Greetings from Levi, Lapland! Sonia Petrone beautifully started the ABC workshop with a (the!) plenary Sunday night talk on quasi-Bayes in the spirit of both Fortini & Petrone (2020) and the more recent Fong, Holmes, and Walker (2023). The talk got me puzzled by wondering the nature of convergence, in that it happens no matter what the underlying distribution (or lack thereof) of the data is, in that, even without any exchangeability structure, the predictive is converging. The quasi stems from a connection with the historical Smith and Markov (1978) sequential update approximation for the posterior attached with mixtures of distributions. Which itself relates to both Dirichlet posterior updates and Bayesian bootstrap à la Newton & Raftery. Appropriate link when the convergence seems to stem from the sequence of predictives instead of the underlying distribution, if any, pulling Bayes by its own bootstrap…! Chris Holmes also talked the next day about this approach, esp. about a Bayesian approach to causality that does not require counterfactuals, in connection with a recent arXival of his (on my reading list).

Carlo Alberto presented both his 2014 SABC (simulated annealing) algorithm with a neat idea of reducing waste in the tempering schedule and a recent summary selection approach based on an auto-encoder function of both y and noise to reduce to sufficient statistic. A similar idea was found in Yannik Schälte’s talk (slide above). Who was returning to Richard Wiilkinson’s exact ABC¹³ with adaptive sequential generator, also linking to simulated annealing and ABC-SMC¹² to the rescue. Notion of amortized inference. Seemingly approximating data y with NN and then learn parameter by a normalising flow.

David Frazier talked on Q-posterior²³ approach, based on Fisher’s identity, for approximating score function, which first seemed to require some exponential family structure on a completed model (but does not, after discussing with David!), Jack Jewson on beta divergence priors²³ for uncertainty on likelihoods, better than KLD divergence on e-contamination situations, any impact on ABC? Masahiro Fujisawa back to outliers impact on ABC, again with e-contaminations (with me wondering at the impact of outliers on NN estimation).

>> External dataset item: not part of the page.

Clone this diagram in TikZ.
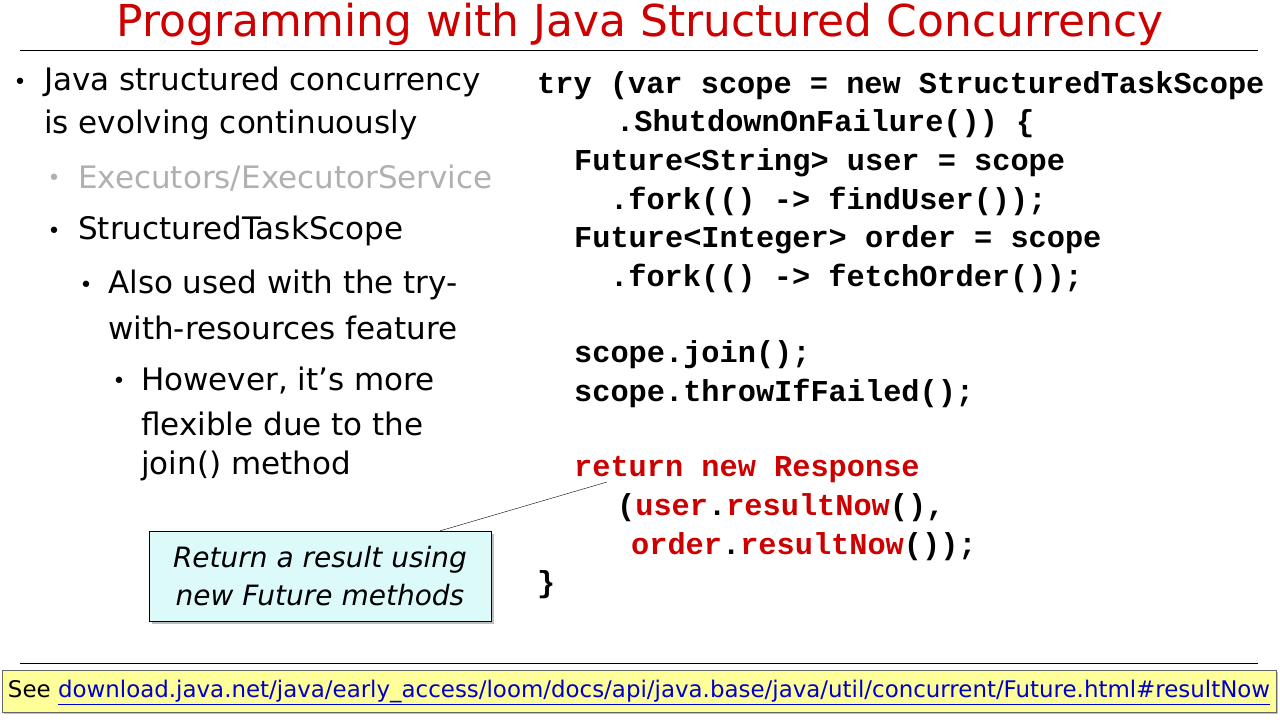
\documentclass[tikz,border=0pt]{standalone}
\usepackage{fontspec}
\setmainfont{DejaVu Sans}
\setmonofont{Liberation Mono}
\usetikzlibrary{shadows}
\definecolor{titlered}{HTML}{CC0000}
\definecolor{codered}{HTML}{CC0000}
\definecolor{grayt}{HTML}{B0B0B0}
\definecolor{cbox}{HTML}{DDFAFA}
\definecolor{bar}{HTML}{FFFF99}
\definecolor{linkblue}{HTML}{0000CC}
\begin{document}
\begin{tikzpicture}[x=1pt,y=-1pt,
  code/.style={anchor=west,inner sep=0pt,font=\fontsize{30.3}{30}\selectfont\ttfamily\bfseries},
  txt/.style={anchor=west,inner sep=0pt,font=\fontsize{31}{31}\selectfont},
  bul/.style={anchor=center,inner sep=0pt,font=\fontsize{22}{22}\selectfont}]
\useasboundingbox (0,0) rectangle (1280,720);
\node[inner sep=0pt,text=titlered] (title) at (640,24) {\resizebox{1047pt}{!}{\fontsize{40}{40}\selectfont Programming with Java Structured Concurrency}};
\draw (20,50) -- (1258,50);
\draw (20,663) -- (1258,663);
% left bullets
\node[bul] (b1) at (20,84) {•};
\node[txt] (t1) at (44,82) {Java structured concurrency};
\node[txt] (t1b) at (44,125) {is evolving continuously};
\node[bul,text=grayt] (b2) at (54,180) {•};
\node[txt,text=grayt] (t2) at (78,178) {Executors/ExecutorService};
\node[bul] (b3) at (54,233) {•};
\node[txt] (t3) at (78,231) {StructuredTaskScope};
\node[bul] (b4) at (86,287) {•};
\node[txt] (t4) at (108,285) {Also used with the try-};
\node[txt] (t4b) at (108,328) {with-resources feature};
\node[bul] (b5) at (119,383) {•};
\node[txt] (t5) at (141,381) {However, it’s more};
\node[txt] (t5b) at (141,424) {flexible due to the};
\node[txt] (t5c) at (141,466) {join() method};
% code
\node[code] (c1) at (537,86) {try (var scope = new StructuredTaskScope};
\node[code] (c2) at (610,124) {\hspace{6pt}.ShutdownOnFailure()) \{};
\node[code] (c3) at (574,163) {Future<String> user = scope};
\node[code] (c4) at (610,201) {.fork(() -> findUser());};
\node[code] (c5) at (574,240) {Future<Integer> order = scope};
\node[code] (c6) at (610,278) {.fork(() -> fetchOrder());};
\node[code] (c7) at (574,355) {scope.join();};
\node[code] (c8) at (574,393) {scope.throwIfFailed();};
\node[code,text=codered] (c9) at (574,470) {return new Response};
\node[code] (c10) at (617,508) {(\textcolor{codered}{user}.\textcolor{codered}{resultNow}(),};
\node[code] (c11) at (631,547) {\textcolor{codered}{order}.\textcolor{codered}{resultNow}());};
\node[code] (c12) at (537,585) {\}};
% callout
\coordinate (tip) at (607,482);
\node[draw=black,fill=cbox,drop shadow={opacity=0.5,shadow xshift=3pt,shadow yshift=-3pt},minimum width=342pt,minimum height=90pt,align=center,inner sep=2pt,
  font=\fontsize{28}{38}\selectfont\itshape] (cb) at (320,576) {Return a result using\\new Future methods};
\draw (cb.north east) ++(-51,0) -- (tip);
% bottom bar
\node[draw=black!60,fill=bar,drop shadow={opacity=0.5,shadow xshift=2pt,shadow yshift=-2pt},minimum width=1274pt,minimum height=42pt,inner sep=0pt] (bar) at (639,691) {};
\node[inner sep=0pt] (bt) at (639,692) {\resizebox{1262pt}{!}{\fontsize{26}{26}\selectfont See \textcolor{linkblue}{\underline{download.java.net/java/early\_access/loom/docs/api/java.base/java/util/concurrent/Future.html\#resultNow}}}};
\end{tikzpicture}
\end{document}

In the afternoon session (due to two last minute cancellations, we skipped (or [MCMC] skied) one afternoon session, which coincided with a bright and crispy day, how convenient! ), Massi Tamborino (U of Warwick) FitzHugh-Nagumo process, with impossibilities to solve the inference problem differently, for instance Euler-Maruyama does not always work, numerical schemes are inducing a bias. Back to ABC with the hunt for a summary that get rid of the noise, as in Carlo Alberto’s work. Yuexi Wang talked about her works on adversarial ABC inspired from GANs. Another instance where noise is used as input. True data not used in training? Imke Botha discussed an improvement to ensemble Kalman inversion which, while biased, gains over both regular SMC timewise and ensemble Kalman inversion in precision, and Chaya Weerasinghe focussed on Bayesian forecasting in state space models under model misspecification, via approximate Bayesian computation, using an auxiliary model to produce summary statistics as in indirect inference.